I have a function which needs to execute inside a fairly tight loop so it's performance sensitive. Its a filtering function intended to save more expensive work. Most of the function is just a check against a static list.

So (stripping out some irrelevant detail) I could do two different things here:

 def my_filter(arg):
    SAFE_VALS = {
        'a',
        'b',
        'f',
        'i',
        'm'
    }
   # the real list is much larger, but 
   # it is a static set like the above...

    return arg in SAFE_VALS

or

 # make this a module level constant
 SAFE_VALS = {
        'a',
        'b',
        'f',
        'i',
        'm'
    }

 def my_filter(arg):
    return arg in SAFE_VALS

I know that Python will have to look one scope level higher to find the module level version -- but what I don't know is whether the compiled version of my_filter effectively recreates this set every time the function is run or if the literal is "baked in" to the function def. If every invocation allocates a new set, it feels like I'd be better off with the module level version -- if not, I don't gain anything by hoisting the literal out of the function scope.

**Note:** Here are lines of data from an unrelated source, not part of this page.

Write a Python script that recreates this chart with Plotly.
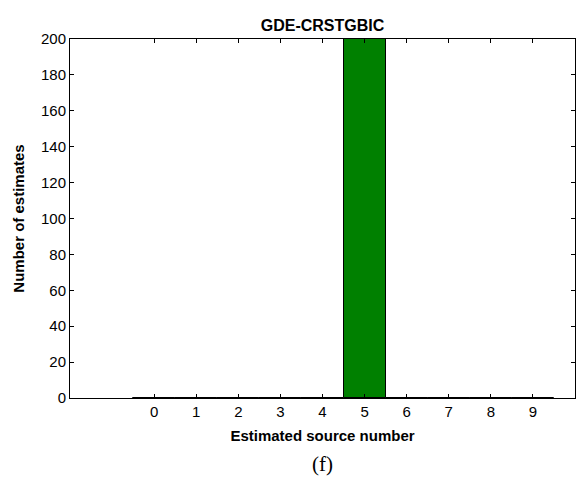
import plotly.graph_objects as go

categories = [0, 1, 2, 3, 4, 5, 6, 7, 8, 9]
counts = [0, 0, 0, 0, 0, 200, 0, 0, 0, 0]
y_ticks = [0, 20, 40, 60, 80, 100, 120, 140, 160, 180, 200]

fig = go.Figure()
fig.add_trace(go.Bar(
    x=categories, y=counts, width=1,
    marker=dict(color="#008000", line=dict(color="black", width=1)),
    showlegend=False,
))

font_family = "Liberation Sans, Arial, sans-serif"
fig.update_layout(
    width=588, height=477,
    margin=dict(l=70, r=13, t=39, b=79, autoexpand=False),
    paper_bgcolor="white", plot_bgcolor="white",
    bargap=0,
    font=dict(family=font_family, size=15, color="black"),
    title=dict(text="<b>GDE-CRSTGBIC</b>", x=0.5, xanchor="center",
               xref="paper", y=1 - 25 / 477, yref="container", yanchor="middle",
               automargin=False,
               font=dict(size=16, family=font_family)),
    xaxis=dict(range=[-2, 10], tickvals=categories, ticktext=[str(c) for c in categories],
               ticks="inside", ticklen=4, tickcolor="black", showline=True, linecolor="black",
               linewidth=1, mirror="ticks", showgrid=False, zeroline=False, automargin=False,
               tickfont=dict(size=15),
               title=dict(text="<b>Estimated source number</b>", standoff=11,
                          font=dict(size=15, family=font_family))),
    yaxis=dict(range=[0, 200], tickvals=y_ticks,
               ticks="inside", ticklen=4, tickcolor="black", showline=True, linecolor="black",
               linewidth=1, mirror="ticks", showgrid=False, zeroline=False, automargin=False,
               tickfont=dict(size=15),
               title=dict(text="<b>Number of estimates</b>", standoff=12,
                          font=dict(size=15, family=font_family))),
    annotations=[dict(text="(f)", x=0.5, xref="paper", y=-(464 - 398) / 359, yref="paper",
                      yanchor="middle", showarrow=False,
                      font=dict(family="Liberation Serif, Times New Roman, serif", size=21))],
)

fig.write_html("out.html", config={"displayModeBar": False},
               post_script="document.body.style.margin='0px';")
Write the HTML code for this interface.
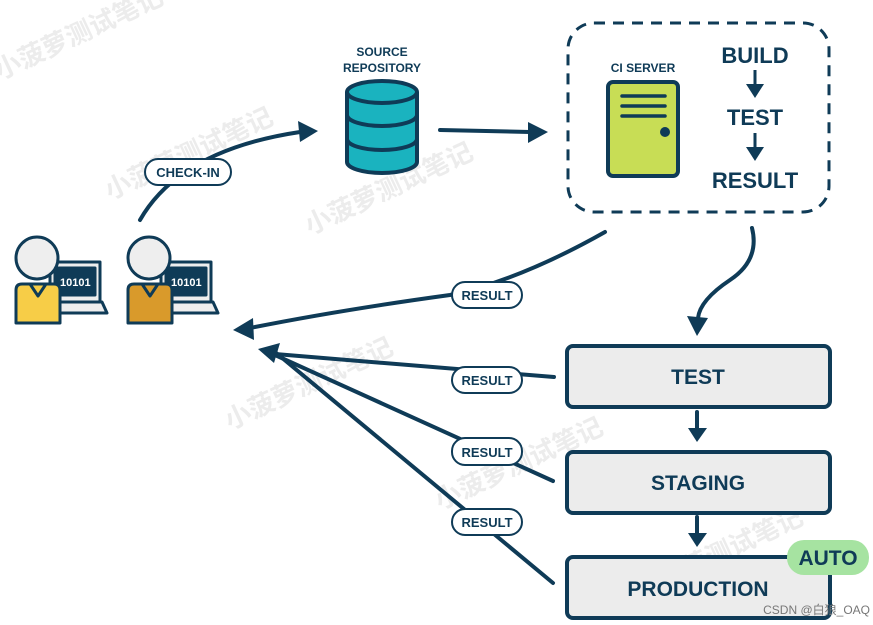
<!DOCTYPE html>
<html><head><meta charset="utf-8"><style>
html,body{margin:0;padding:0;background:#fff;}
svg{display:block;font-family:"Liberation Sans","Noto Sans CJK SC",sans-serif;}
</style></head><body>
<svg width="873" height="625" viewBox="0 0 873 625" xmlns="http://www.w3.org/2000/svg">
<g fill="#ececec" font-size="26" font-weight="bold">
<text x="0" y="80" transform="rotate(-25 0 80)">小菠萝测试笔记</text>
<text x="310" y="235" transform="rotate(-25 310 235)">小菠萝测试笔记</text>
<text x="230" y="430" transform="rotate(-25 230 430)">小菠萝测试笔记</text>
<text x="440" y="510" transform="rotate(-25 440 510)">小菠萝测试笔记</text>
<text x="640" y="600" transform="rotate(-25 640 600)">小菠萝测试笔记</text>
<text x="110" y="200" transform="rotate(-25 110 200)">小菠萝测试笔记</text>
</g>
<g stroke="#0f3b57" stroke-width="4" fill="none" stroke-linecap="round">
<path d="M140,220 Q180,150 300,132" />
<path d="M440,130 L530,132" />
<path d="M605,232 Q520,280 450,295 Q340,310 250,328"/>
<path d="M752,228 Q760,260 730,280 Q700,300 698,318"/>
<path d="M697,412 L697,432"/>
<path d="M697,517 L697,537"/>
<path d="M554,377 L275,354"/>
<path d="M553,481 L275,355"/>
<path d="M553,583 L275,352"/>
</g>
<g fill="#0f3b57">
<path d="M318,131 L298,121 L300,142 Z"/>
<path d="M548,132 L528,122 L528,143 Z"/>
<path d="M233,330 L253,318 L254,340 Z"/>
<path d="M697,336 L687,316 L708,318 Z"/>
<path d="M697,442 L688,428 L707,428 Z"/>
<path d="M697,547 L688,533 L707,533 Z"/>
<path d="M258,349 L280,343 L274,363 Z"/>
</g>
<g font-size="13" font-weight="bold" fill="#0f3b57" text-anchor="middle">
<rect x="145" y="159" width="86" height="26" rx="13" fill="#fff" stroke="#0f3b57" stroke-width="2"/>
<text x="188" y="177">CHECK-IN</text>
<rect x="452" y="282" width="70" height="26" rx="13" fill="#fff" stroke="#0f3b57" stroke-width="2"/>
<text x="487" y="300">RESULT</text>
<rect x="452" y="367" width="70" height="26" rx="13" fill="#fff" stroke="#0f3b57" stroke-width="2"/>
<text x="487" y="385">RESULT</text>
<rect x="452" y="438" width="70" height="27" rx="13" fill="#fff" stroke="#0f3b57" stroke-width="2"/>
<text x="487" y="457">RESULT</text>
<rect x="452" y="509" width="70" height="26" rx="13" fill="#fff" stroke="#0f3b57" stroke-width="2"/>
<text x="487" y="527">RESULT</text>
</g>
<text x="382" y="56" font-size="12" font-weight="bold" fill="#0f3b57" text-anchor="middle">SOURCE</text>
<text x="382" y="72" font-size="12" font-weight="bold" fill="#0f3b57" text-anchor="middle">REPOSITORY</text>
<g stroke="#0f3b57" stroke-width="4" fill="#1ab3bf">
<path d="M347,92 L347,162 A35,11 0 0 0 417,162 L417,92"/>
<ellipse cx="382" cy="92" rx="35" ry="11"/>
<path d="M347,115 A35,11 0 0 0 417,115 M347,139 A35,11 0 0 0 417,139" fill="none"/>
</g>
<rect x="568" y="23" width="261" height="189" rx="26" fill="none" stroke="#0f3b57" stroke-width="3" stroke-dasharray="11,8"/>
<text x="643" y="72" font-size="12" font-weight="bold" fill="#0f3b57" text-anchor="middle">CI SERVER</text>
<rect x="608" y="82" width="70" height="94" rx="5" fill="#c8dd55" stroke="#0f3b57" stroke-width="4"/>
<g stroke="#0f3b57" stroke-width="3.5" stroke-linecap="round"><line x1="622" y1="96" x2="665" y2="96"/><line x1="622" y1="106" x2="665" y2="106"/><line x1="622" y1="116" x2="665" y2="116"/></g>
<circle cx="665" cy="132" r="5" fill="#0f3b57"/>
<g font-size="22" font-weight="bold" fill="#0f3b57" text-anchor="middle">
<text x="755" y="63">BUILD</text>
<text x="755" y="125">TEST</text>
<text x="755" y="188">RESULT</text>
</g>
<g stroke="#0f3b57" stroke-width="3"><line x1="755" y1="70" x2="755" y2="88"/><line x1="755" y1="133" x2="755" y2="151"/></g>
<g fill="#0f3b57"><path d="M746,84 L764,84 L755,98 Z"/><path d="M746,147 L764,147 L755,161 Z"/></g>
<g fill="#ececec" stroke="#0f3b57" stroke-width="4">
<rect x="567" y="346" width="263" height="61" rx="6"/>
<rect x="567" y="452" width="263" height="61" rx="6"/>
<rect x="567" y="557" width="263" height="61" rx="6"/>
</g>
<g font-size="21" font-weight="bold" fill="#0f3b57" text-anchor="middle">
<text x="698" y="384">TEST</text>
<text x="698" y="490">STAGING</text>
<text x="698" y="596">PRODUCTION</text>
</g>
<rect x="787" y="540" width="82" height="35" rx="17" fill="#a6e3a1"/>
<text x="828" y="565" font-size="21" font-weight="bold" fill="#0f3b57" text-anchor="middle">AUTO</text>
<g stroke="#0f3b57" stroke-width="3" stroke-linejoin="round">
<rect x="50" y="262" width="50" height="40" fill="#eee"/><rect x="55" y="268" width="40" height="27" fill="#0f3b57"/>
<path d="M45,302 L102,302 L107,313 L40,313 Z" fill="#eee"/>
<path d="M16,290 Q16,284 22,284 L54,284 Q60,284 60,290 L60,323 L16,323 Z" fill="#f7cd47"/>
<path d="M30,284 L38,296 L46,284" fill="none"/>
<circle cx="37" cy="258" r="21" fill="#eee"/>
<rect x="161" y="262" width="50" height="40" fill="#eee"/><rect x="166" y="268" width="40" height="27" fill="#0f3b57"/>
<path d="M156,302 L213,302 L218,313 L151,313 Z" fill="#eee"/>
<path d="M128,290 Q128,284 134,284 L166,284 Q172,284 172,290 L172,323 L128,323 Z" fill="#d99a2b"/>
<path d="M142,284 L150,296 L158,284" fill="none"/>
<circle cx="149" cy="258" r="21" fill="#eee"/>
</g>
<g font-size="11" font-weight="bold" fill="#fff"><text x="60" y="286">10101</text><text x="171" y="286">10101</text></g>
<text x="870" y="614" font-size="12" fill="#777" text-anchor="end">CSDN @白狼_OAQ</text>
</svg>
</body></html>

Right now the profiling data is noisy enough that I don't see a clear difference. But if that set includes a much larger number of longish strings will I? Or is there just now significant difference between these forms?

theodox
  • 12,028
  • 3
  • 23
  • 36

1 Answers1

6

As a matter of language semantics, {'a', 'b', 'f', 'i', 'm'} means "make a new set with these contents". The language semantics allow reusing an existing object for immutable types, but sets are mutable.

As an implementation detail, CPython currently optimizes expressions of the form x in {stuff}, where the right-hand side is a set expression containing only constants. In that case, Python will precompute a frozenset and save it in the code object's co_consts. Saving the set to a variable prevents the optimization.

To guarantee the set is not recomputed, independent of implementation details, you should precompute the set yourself and save SAFE_VALS as a global variable.

user2357112
  • 260,549
  • 28
  • 431
  • 505